- The New York Federal Reserve has created an innovation center that will look into FinTech and CBDCs
- A report from the NY Fed and other economists suggests that a CBDC may improve consumer privacy and financial access
The Federal Reserve Bank of New York is looking into how disruptive technologies like a central bank digital currency (CBDC) will impact the current financial landscape.
The district bank has created the New York Innovation Center (NYIC) in partnership with the Bank for International Settlements (BIS) Innovation Hub. The center will work to “design, build, and launch new financial technology products and services for the central bank community,” potentially including CBDCs, the NY Fed announced in a statement Monday.
“The Federal Reserve and other central banks have a much wider perspective on the role disruptive technologies might play in the global financial system than just CBDCs and virtual currencies,” Nicholas Colas, co-founder of Data Trek Research said, referring to the implications of the center.
The financial technology products the NYIC is considering include surveillance and regulatory technology that would incorporate artificial intelligence into how central banks monitor compliance and anti-money launching, Per von Zelowitz, director of the center, said. The center will also explore potential improvements to the current financial market infrastructure, including investigations into a CBDC, von Zelowitz added.

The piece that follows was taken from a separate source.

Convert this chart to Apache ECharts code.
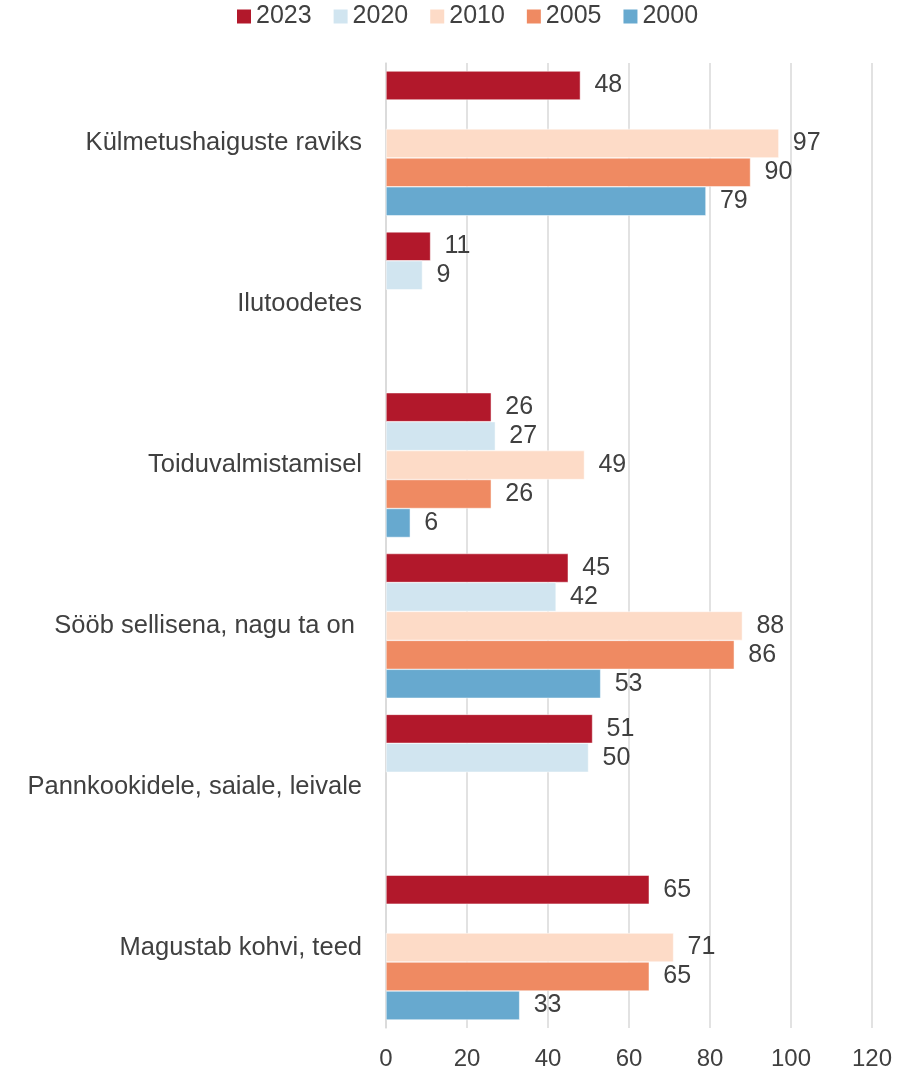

“The future of money, so this relates to all of the digital currency related work that we’ll focus on, we mentioned central bank digital currencies, this is a critical area of focus for us,” von Zelowitz said during the NYIC launch call Monday. “This area could also include work related to stablecoins and cryptocurrencies and other areas that might be relevant to us and the central bank community.”
Advancing financial inclusion
Following the announcement of the NYIC, staffers from the NY Fed and the BIS partnered with the MIT Media Lab on a report which explores the potential use cases for a CBDC.

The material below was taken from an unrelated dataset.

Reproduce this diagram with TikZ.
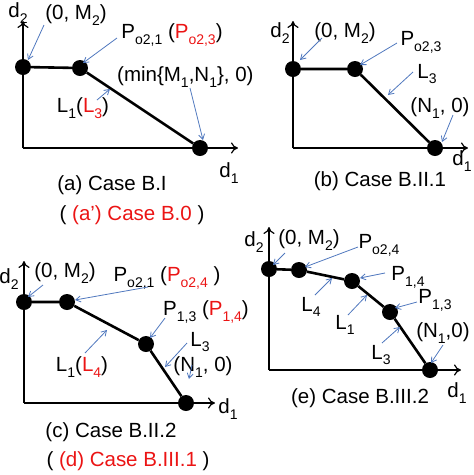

In the event that payment costs rise due to a lack of competition in the market, a CDBC may provide the opportunity for the central bank to step in and help consumers. CBDCs could also help advance financial inclusion, the report argues.
“Will the private sector provide payment arrangements that include unbanked populations? Private payment methods often do not cater to the unbanked,” the report reads. “For example, one survey finds that in most economies, fintech payment services are more widely adopted by those already using traditional financial institutions for similar services. A central bank may take a proactive approach to improving financial inclusion if the private sector, left alone, fails to offer universal access.”
The aforementioned survey, conducted by the BIS, also cites a “fintech gender gap,” where in the US, 29% of men and 21% of women use ﬁntech products and services. Here, CBDCs could provide greater access to financial services and would not include the same discrepancies that currently exist in the fintech landscape, according to the report.
The report authors also argue that a CBDC will lead to enhanced consumer privacy because consumers today may be giving up too much of their personal data to private payments systems.
“As a non-commercial party, central banks have no incentive to gather transaction data and, thus, may be better able to internalize the social gains from facilitating privacy,” the report read.
Giving up personal data
Others, however, argue that CBDCs would give officials a too intimate look into consumers’ lives. Governments would be granted far more power and oversight over how citizens spend money and manage their finances, Anne Richards, CEO of Fidelity International, said.
“Programmable money is a really profound change that might make all sorts of things dramatically more frictionless than they are today,” Richards said during a panel discussion at the Blockworks Digital Asset Summit in London in November. “On the other hand, there are some real challenges about what that means for how much personal freedom, how much personal information actually, potentially, are you giving up to the provider of that central currency.”
The report also notes that the current regulatory framework around financial technology should be improved in order to promote innovation.
“The public sector could take actions to improve competition and efficiency in payment services (which lie squarely in the mandate of many central banks) to counteract the high cost of payments,” the report read. “They could also broaden access to digital central bank money, letting new entrants build payment services on their credit-risk-free payment infrastructure.”
Experts are still largely skeptical about what a CBDC may even accomplish in a world where digital payments, online banking and now stablecoins are the norm.
“The dollar is the world’s reserve currency. Nothing the Fed does while it embraces disruptive innovation can undermine that status,” said Data Trek Research’s Colas. “Also, it knows that parts of the virtual currency world – stablecoins – are already embracing the dollar as the global gold standard for online payments and wealth preservation. While we do expect the Fed to move forward on CBDCs in 2022, it is logical to think progress will be slow.”